American obstetrician and educator

Barton Cooke Hirst (July 20, 1861 - September 2, 1935) was an American obstetrician known for founding University of Pennsylvania's Maternity Hospital in 1892. Hirst was the chair Department of Obstetrics for 38 years until it merged with the Department of Gynecology in 1927 and he retired. He was considered an international authority on obstetrics during his lifetime and was one of the founders of the American College of Surgeons as well as the President of The Obstetrical Society of Philadelphia from 1893 to 1894. He was elected to the American Philosophical Society in 1899.

Hirst wrote many books about his field of medicine including titles such as Atlas of Operative Gynaecology, A Textbook of Obstetrics, and Textbook of Diseases of Women. He is also known for being the co-creator of the book Human Monstrosities with photographer George Piersol. Published in four volumes between 1891 and 1893, this book of fetal and adult congenital malformations was the first large work concerning teratology which was illustrated with photography and one of the last to use the term "monster" as a medical descriptor. It was translated into both French and German and remains highly collectible.
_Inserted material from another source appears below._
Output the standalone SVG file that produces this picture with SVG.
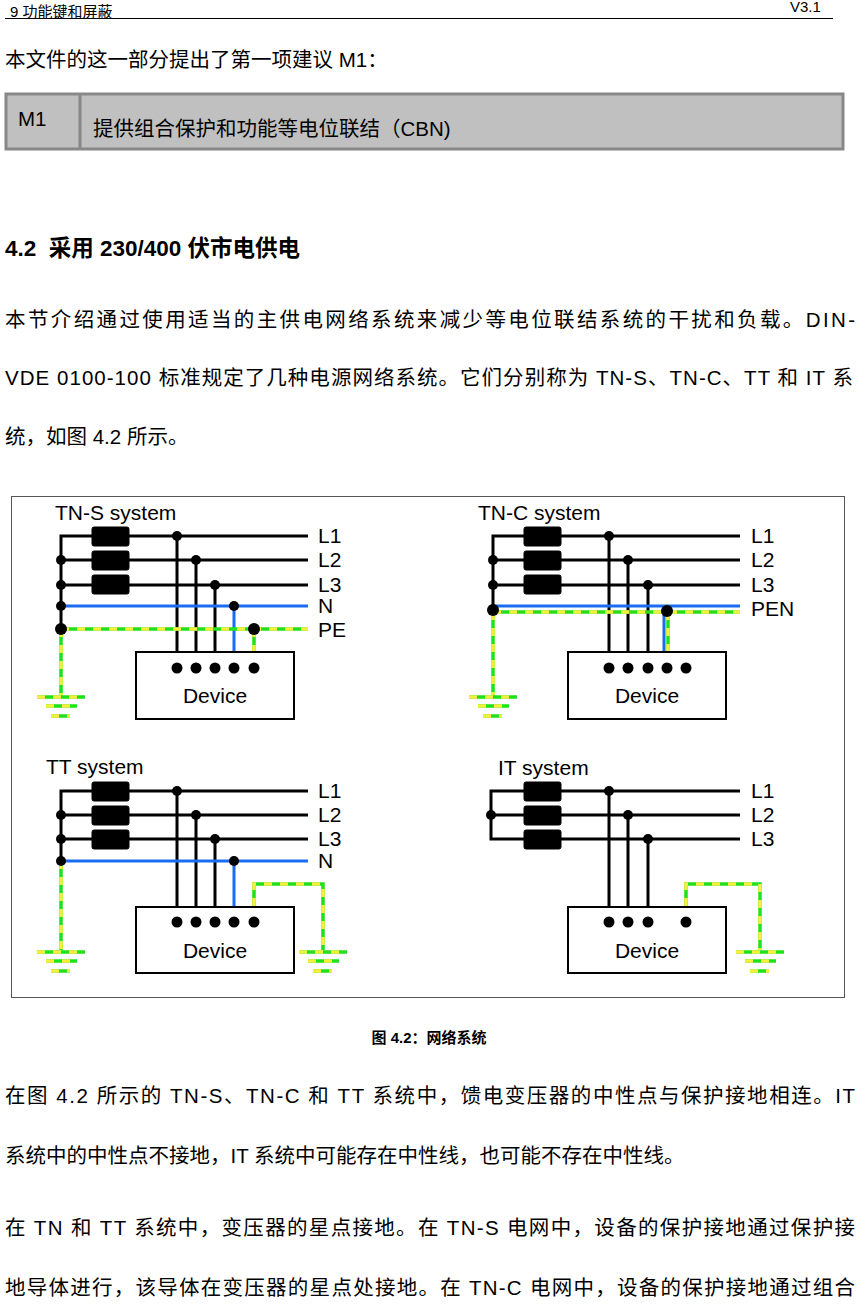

Hirst often lectured publicly on OB-GYN topics. While he often decried birth control among educated people as "depriving the country of many geniuses and benefactors," he was also a defender of abortion when used to save the life of the mother, claiming it was supported by the Bible.

==Early life==
Hirst was born to William Lucas Hirst and Lydia Barton (Cooke) Hirst. He married Essie du Puy Graham and the couple had four children. He attended the University of Pennsylvania for his undergraduate and medical school work, graduating in 1882 and 1883 respectively. He studied Obstetrics and Gynaecology in Europe for two years before returning to work at the University of Pennsylvania.